THE TASK - Return the data exactly, with all pictures removed.
※
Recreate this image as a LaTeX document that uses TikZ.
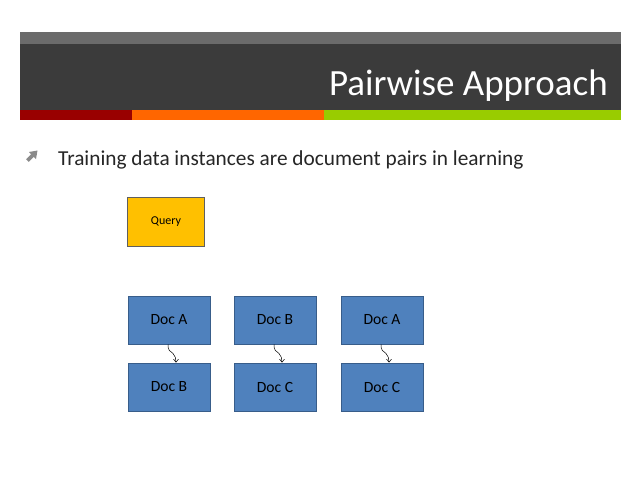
\documentclass[tikz,border=0pt]{standalone}
\usepackage{fontspec}
\setmainfont{Carlito}
\usetikzlibrary{arrows.meta}
\definecolor{hdark}{HTML}{3B3B3B}
\definecolor{hgray}{HTML}{6B6B6B}
\definecolor{hred}{HTML}{990000}
\definecolor{horange}{HTML}{FF6600}
\definecolor{hgreen}{HTML}{99CC00}
\definecolor{docfill}{HTML}{4F81BD}
\definecolor{docline}{HTML}{385D8A}
\definecolor{qfill}{HTML}{FFC000}
\definecolor{qline}{HTML}{5F5F5F}
\definecolor{bulletgray}{HTML}{8A8A8A}
\tikzset{
  docbox/.style={draw=docline, line width=0.9pt, fill=docfill, minimum width=82pt, minimum height=48pt, inner sep=0pt, font=\fontsize{15.6}{18}\selectfont, text=black},
  qbox/.style={draw=qline, line width=1.2pt, fill=qfill, minimum width=77pt, minimum height=49pt, inner sep=0pt, font=\fontsize{12}{14}\selectfont, text=black},
  link/.style={-{Straight Barb[length=3pt,width=5pt]}, line width=0.5pt, black}
}
\begin{document}
\begin{tikzpicture}[x=1pt,y=-1pt]
\useasboundingbox (0,0) rectangle (638,479);
\fill[white] (0,0) rectangle (638,479);
% header
\fill[hgray] (20,32) rectangle (621,44);
\fill[hdark] (20,44) rectangle (621,110);
\fill[hred] (20,110) rectangle (132,120);
\fill[horange] (132,110) rectangle (324,120);
\fill[hgreen] (324,110) rectangle (621,120);
\node[anchor=base east, text=white, font=\fontsize{37}{42}\selectfont, inner sep=0pt] (title) at (608,95) {Pairwise Approach};
% bullet
\fill[bulletgray] (37.5,150.5) -- (36,159) -- (33.8,156.8) -- (28.8,161.8) -- (26.2,159.2) -- (31.2,154.2) -- (29,152) -- cycle;
\node[anchor=base west, font=\fontsize{21.3}{24}\selectfont, text=black!85, inner sep=0pt] (bullet) at (58,165) {Training data instances are document pairs in learning};
% query
\node[qbox] (q) at (166,222) {Query};
% docs
\node[docbox] (a1) at (169,320) {Doc A};
\node[docbox] (b1) at (169,387) {Doc B};
\node[docbox] (a2) at (275,320) {Doc B};
\node[docbox] (b2) at (275,387) {Doc C};
\node[docbox] (a3) at (382,320) {Doc A};
\node[docbox] (b3) at (382,387) {Doc C};
\foreach \t/\b in {a1/b1,a2/b2,a3/b3}{
  \draw[link] ([xshift=-1pt]\t.south) .. controls +(0,7) and +(-3,-3) .. ([xshift=4pt,yshift=-9pt]\t.south) .. controls +(2,2) and +(0,-4) .. ([xshift=7pt]\b.north);
}
\end{tikzpicture}
\end{document}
※
COMPLETED EXERCISE -
Recreate this image as a LaTeX document that uses TikZ.
\documentclass[tikz,border=0pt]{standalone}
\usepackage{fontspec}
\setmainfont{Carlito}
\usetikzlibrary{arrows.meta}
\definecolor{hdark}{HTML}{3B3B3B}
\definecolor{hgray}{HTML}{6B6B6B}
\definecolor{hred}{HTML}{990000}
\definecolor{horange}{HTML}{FF6600}
\definecolor{hgreen}{HTML}{99CC00}
\definecolor{docfill}{HTML}{4F81BD}
\definecolor{docline}{HTML}{385D8A}
\definecolor{qfill}{HTML}{FFC000}
\definecolor{qline}{HTML}{5F5F5F}
\definecolor{bulletgray}{HTML}{8A8A8A}
\tikzset{
  docbox/.style={draw=docline, line width=0.9pt, fill=docfill, minimum width=82pt, minimum height=48pt, inner sep=0pt, font=\fontsize{15.6}{18}\selectfont, text=black},
  qbox/.style={draw=qline, line width=1.2pt, fill=qfill, minimum width=77pt, minimum height=49pt, inner sep=0pt, font=\fontsize{12}{14}\selectfont, text=black},
  link/.style={-{Straight Barb[length=3pt,width=5pt]}, line width=0.5pt, black}
}
\begin{document}
\begin{tikzpicture}[x=1pt,y=-1pt]
\useasboundingbox (0,0) rectangle (638,479);
\fill[white] (0,0) rectangle (638,479);
% header
\fill[hgray] (20,32) rectangle (621,44);
\fill[hdark] (20,44) rectangle (621,110);
\fill[hred] (20,110) rectangle (132,120);
\fill[horange] (132,110) rectangle (324,120);
\fill[hgreen] (324,110) rectangle (621,120);
\node[anchor=base east, text=white, font=\fontsize{37}{42}\selectfont, inner sep=0pt] (title) at (608,95) {Pairwise Approach};
% bullet
\fill[bulletgray] (37.5,150.5) -- (36,159) -- (33.8,156.8) -- (28.8,161.8) -- (26.2,159.2) -- (31.2,154.2) -- (29,152) -- cycle;
\node[anchor=base west, font=\fontsize{21.3}{24}\selectfont, text=black!85, inner sep=0pt] (bullet) at (58,165) {Training data instances are document pairs in learning};
% query
\node[qbox] (q) at (166,222) {Query};
% docs
\node[docbox] (a1) at (169,320) {Doc A};
\node[docbox] (b1) at (169,387) {Doc B};
\node[docbox] (a2) at (275,320) {Doc B};
\node[docbox] (b2) at (275,387) {Doc C};
\node[docbox] (a3) at (382,320) {Doc A};
\node[docbox] (b3) at (382,387) {Doc C};
\foreach \t/\b in {a1/b1,a2/b2,a3/b3}{
  \draw[link] ([xshift=-1pt]\t.south) .. controls +(0,7) and +(-3,-3) .. ([xshift=4pt,yshift=-9pt]\t.south) .. controls +(2,2) and +(0,-4) .. ([xshift=7pt]\b.north);
}
\end{tikzpicture}
\end{document}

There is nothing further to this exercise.